Previous image domain reconstruction networks, even with GAN loss, only consider image domain loss which leads to over-smoothing or mis-estimation of high-frequency details. The reason may lie in that pixel-wise losses like L2 norm reach the minima by producing an optimal result in the average sense. By adding a k-space adversarial loss, we add a constraint on k-space explicitly and enforce the image to have a realistic spectrum consistent with the acquisition.

Constraint on the frequency domain is not a very popular idea in similar DL-based image restoration tasks, like super-resolution and de-noising. The reason is that great variance exists in the spectra of natural images. Therefore, 'realistic' spectra have no explicit perceptual meaning. In the MR images, the frequency distribution within and across cases have the inherent correlation, depending on the sequences and scanners. A data-driven regularization on k-space could potentially contribute to better k-space interpolation. This insight also introduces two directions of further study. First, multi-channel images could be incorporated into this framework. The network could probably learn the GRAPPA kernels inexplicitly. On the other hand, special attention should be paid to the network's generalization ability on different scanners, coils, and protocols. Moreover, a reader study should be conducted to evaluate the method's diagnostic performance.

1. Mardani M, Gong E, Cheng JY, et, al. Deep generative adversarial networks for compressed sensing automates MRI. arXiv. 2017.

2. Zhu B, Liu JZ, Cauley SF, et, al. Image reconstruction by domain-transform manifold learning. Nature. 2018.

3. Schlemper J, Caballero J, Hajnal JV, et, al. A deep cascade of convolutional neural networks for dynamic MR image reconstruction. IEEE TMI. 2018.

4. Van Essen DC, Smith SM, Barch DM, et, al. The WU-Minn human connectome project: an overview. Neuroimage. 2013.

5. Epperson K, Sawyer AM, Lustig M, et, al. In 22nd Annual Meeting for SMRT, 2013.

6. Tanenbaum LN, Tsiouris AJ, Johnson AN, et, al. Synthetic MRI for clinical neuroimaging: results of the Magnetic Resonance Image Compilation (MAGiC) prospective, multicenter, multireader trial.

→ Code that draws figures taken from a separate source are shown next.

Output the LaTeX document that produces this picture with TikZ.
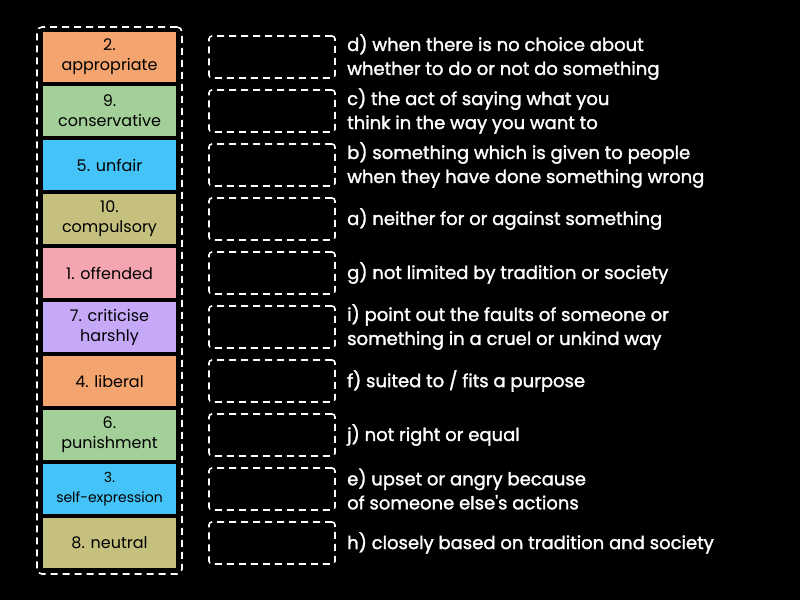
\documentclass[tikz,border=0pt]{standalone}
\usepackage{fontspec}
\setmainfont{Poppins}
\newfontfamily\semib[FakeBold=1.6]{Poppins}
\begin{document}
\begin{tikzpicture}[x=1pt,y=-1pt,
 tile/.style={minimum width=133pt,minimum height=50pt,inner sep=0pt,align=center,text=black,font=\fontsize{16}{20}\selectfont},
 slot/.style={draw=white,dashed,line width=1.6pt,dash pattern=on 7pt off 5pt,rounded corners=3pt,minimum width=126pt,minimum height=42pt},
 def/.style={anchor=west,text=white,align=left,font=\semib\fontsize{18}{24}\selectfont,inner sep=0pt}]
\definecolor{cO}{HTML}{F4A46E}\definecolor{cG}{HTML}{A3CF98}\definecolor{cB}{HTML}{44C3F8}
\definecolor{cY}{HTML}{C6C07E}\definecolor{cP}{HTML}{F4A5B0}\definecolor{cV}{HTML}{C5A8F8}
\fill[black] (0,0) rectangle (800,600);
\node[draw=white,dashed,line width=1.6pt,dash pattern=on 7pt off 5pt,rounded corners=5pt,minimum width=145pt,minimum height=547pt] (box) at (109.5,300.5) {};
\foreach \i/\c/\t/\d in {
0/cO/{2.\\appropriate}/{d) when there is no choice about\\whether to do or not do something},
1/cG/{9.\\conservative}/{c) the act of saying what you\\think in the way you want to},
2/cB/{5. unfair}/{b) something which is given to people\\when they have done something wrong},
3/cY/{10.\\compulsory}/{a) neither for or against something},
4/cP/{1. offended}/{g) not limited by tradition or society},
5/cV/{7. criticise\\harshly}/{i) point out the faults of someone or\\something in a cruel or unkind way},
6/cO/{4. liberal}/{f) suited to / fits a purpose},
7/cG/{6.\\punishment}/{j) not right or equal},
8/cB/{\fontsize{14}{17}\selectfont 3.\\\fontsize{14}{17}\selectfont self-expression}/{e) upset or angry because\\of someone else's actions},
9/cY/{8. neutral}/{h) closely based on tradition and society}}{
 \node[tile,fill=\c] (t\i) at (109.5,57+54*\i) {\t};
 \node[slot] (s\i) at (272,57+54*\i) {};
 \node[def] (d\i) at (347,57+54*\i) {\d};
}
\end{tikzpicture}
\end{document}
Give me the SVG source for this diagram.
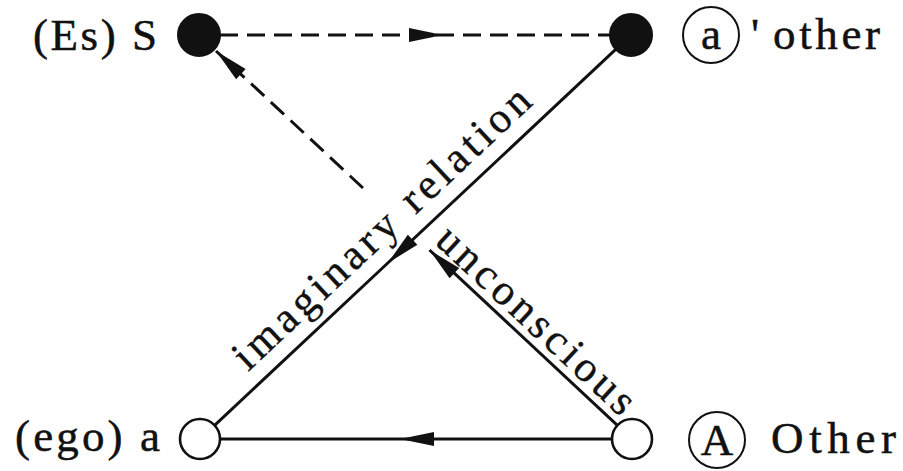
<svg xmlns="http://www.w3.org/2000/svg" width="903" height="471" viewBox="0 0 903 471">
<defs>
<style>
.lbl{font-family:"Liberation Serif","Times New Roman",serif;font-size:45px;fill:#111;stroke:#111;stroke-width:0.5}
.rot{font-family:"Liberation Serif","Times New Roman",serif;font-size:43px;fill:#111;stroke:#111;stroke-width:0.4;text-anchor:middle}
.edge{fill:none;stroke:#111;stroke-width:3}
.dash{stroke-dasharray:18 9}
.full{fill:#111;stroke:#111;stroke-width:2}
.open{fill:#fff;stroke:#111;stroke-width:2.6}
.ring{fill:none;stroke:#111;stroke-width:2}
</style>
<marker id="ah" viewBox="-36 -8 38 16" refX="0" refY="0" markerWidth="38" markerHeight="16" markerUnits="userSpaceOnUse" orient="auto">
<path d="M0,0 L-34,-7 L-34,7 Z" fill="#111"/>
</marker>
</defs>
<rect width="903" height="471" fill="#fff"/>
<g id="connectors">
<path class="edge dash" d="M220,35 L443,35 L610,35" marker-mid="url(#ah)"/>
<path class="edge" d="M615.7,49.4 L387.8,263 L214.6,425.3" marker-mid="url(#ah)"/>
<path class="edge" d="M612,439 L400,439 L220,439" marker-mid="url(#ah)"/>
<path class="edge" d="M617.4,425.4 L429.5,250" marker-end="url(#ah)"/>
<path class="edge dash" d="M363,188 L216,51" marker-end="url(#ah)"/>
<text class="rot" transform="translate(391,238) rotate(-43.15)" textLength="392" lengthAdjust="spacing">imaginary relation</text>
<text class="rot" transform="translate(527,330) rotate(43)" textLength="256" lengthAdjust="spacing">unconscious</text>
</g>
<g id="node-S">
<circle class="full" cx="199" cy="35" r="21"/>
<text class="lbl" x="33" y="50" textLength="124" lengthAdjust="spacing">(Es) S</text>
</g>
<g id="node-a-prime">
<circle class="full" cx="631" cy="35" r="21"/>
<circle class="ring" cx="711" cy="35" r="28"/>
<text class="lbl" x="711" y="49" text-anchor="middle">a</text>
<text class="lbl" x="751" y="49">'</text>
<text class="lbl" x="773" y="49" textLength="107" lengthAdjust="spacing">other</text>
</g>
<g id="node-a">
<circle class="open" cx="200" cy="439" r="20"/>
<text class="lbl" x="15" y="451" textLength="145" lengthAdjust="spacing">(ego) a</text>
</g>
<g id="node-A">
<circle class="open" cx="632" cy="439" r="20"/>
<circle class="ring" cx="717" cy="440" r="28"/>
<text class="lbl" x="717" y="455" text-anchor="middle">A</text>
<text class="lbl" x="771" y="453" textLength="125" lengthAdjust="spacing">Other</text>
</g>
</svg>
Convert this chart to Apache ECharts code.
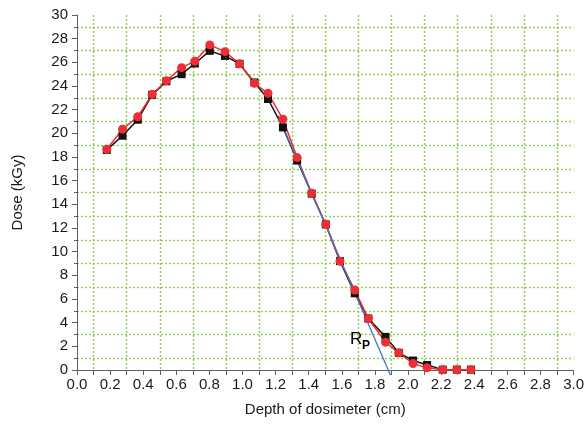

AJNR. 2017.

7. Isola P, Zhu JY, Zhou T, Efros AA. Image-to-image translation with conditional adversarial networks. arXiv. 2017.

Figure 1. Left: k-space (in the logarithmic scale) of a fully-sampled brain image.

Right: k-space of an under-sampled brain image reconstructed by GANCS.^{1}

In the example of previous networks (GANCS), the high-frequency part of the reconstructed image is less efficiently restored, which may explain the blurring and the loss of details.

Figure 2. The structure of the network. The input of the network is the fully-sampled images, either complex-valued or real-valued. The generator is a deep ResNet for image translation.^{1} The generated images and the fully-sampled images are classified by the discriminator in both the image domain and the frequency domain.

Table 1. The quantitative comparison of different methods. A deep generator (w/o GAN), a generative adversarial model on the image domain (I GAN) and the proposed model (I+K GAN) were implemented. The Structural Similarity Index (SSIM) and Peak SNR (PSNR) are selected as the metrics. The improvement of the proposed method is significant at the p<0.05 level using the paired t-test.

Figure 3. An example of the MDME dataset. Small anatomical features like vessels are restored with better fidelity by the proposed method (I+K GAN), and the least hallucinations are introduced. In the k-space (in the logarithmic scale) of the reconstructed images, the proposed method interpolates the k-space more evenly and the high-frequency information is more efficiently restored.

Figure 4. An example from the HCP dataset. The proposed method restores the structure with better fidelity and sharpness.